For this Fibonacci matrix, we find that $\bm{\Lambda} = \textrm{diag}\left(\frac{1+\sqrt{5}}{2}, \frac{1-\sqrt{5}}{2}\right)= \textrm{diag}\left(\lambda_1, \lambda_2\right)$. We could define our Fibonacci function to carry out this matrix multiplication, but these matrices are simple: $\bm{\Lambda}$ is diagonal and $\bm{x}_0 = \left[1; 0\right]$. So, carrying out this fairly simple computation gives

$$ x_n = \frac{1}{\sqrt{5}}\left(\lambda_{_1}^n - \lambda_{_2}^n\right) \approx \frac{1}{\sqrt{5}} \cdot 1.618034^n $$

We would not expect this equation to give an integer. It involves the power of two irrational numbers, a division by another irrational number and even the golden ratio phi $\phi \approx 1.618$! However, it gives exactly the Fibonacci numbers – you can check yourself!

This means we can define our function rather simply:

def fib(n):
    lambda1 = (1 + sqrt(5))/2
    lambda2 = (1 - sqrt(5))/2
    return (lambda1**n - lambda2**n) / sqrt(5)
def fib_approx(n)
    # for practical range, percent error < 10^-6
    return 1.618034**n / sqrt(5)

As one would expect, this implementation is fast.

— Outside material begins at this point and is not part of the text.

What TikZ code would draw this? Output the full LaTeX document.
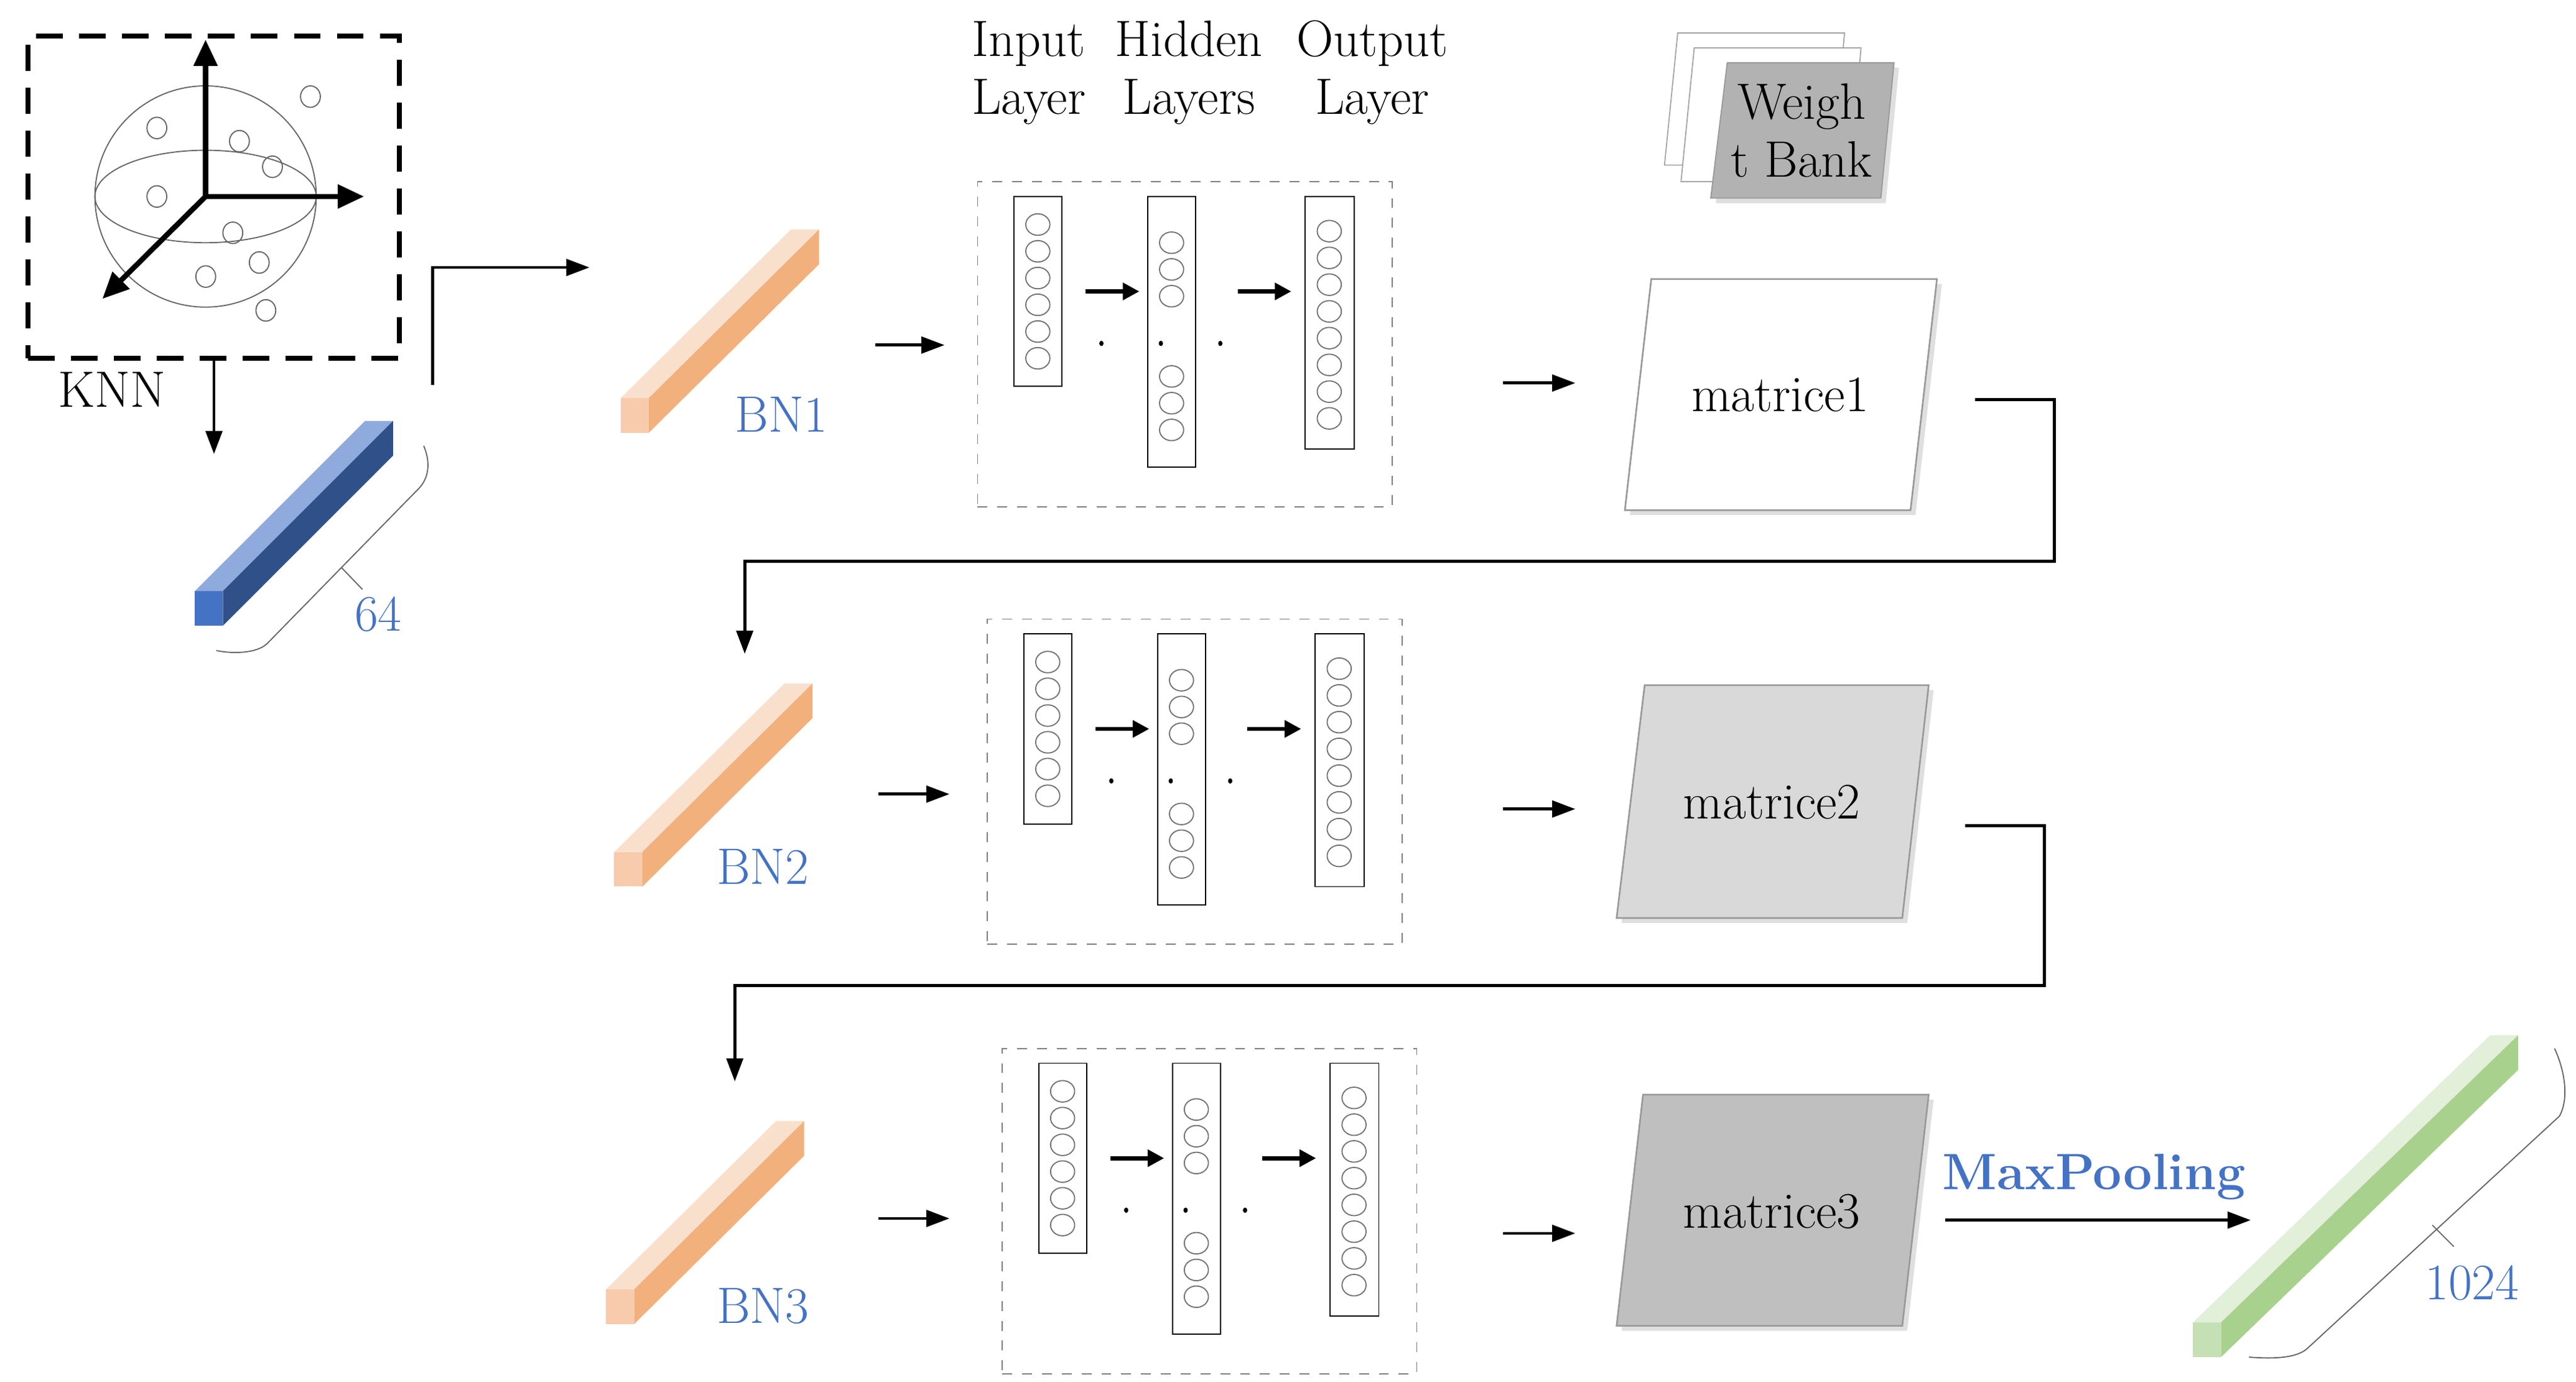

We see speedups of roughly $1000$ for $n=25$, milliseconds vs microseconds. This is almost typical when mathematics are applied to a seemingly straightforward problem. There are often large benefits by making the implementation slightly more cryptic!

I’ve found that mathematics3 becomes fascinating, especially in higher level college courses, and can often yield surprising results. I mean, look at this blog post. We went from a expensive recursive equation to a simple and fast equation that only involves scalars. This derivation is one I enjoy and I especially enjoy the simplicity of the final result. This is part of the reason why I’m going to grad school for highly mathematical signal processing. Real world benefits $+$ neat theory $=$ <3.

  1. Yes, in some languages some compilers are smart enough to get rid of recursion for some functions. 

  2. I’m assuming you have taken a course that deals with matrices. 

  3. Not math. Courses beyond calculus deserve a different name.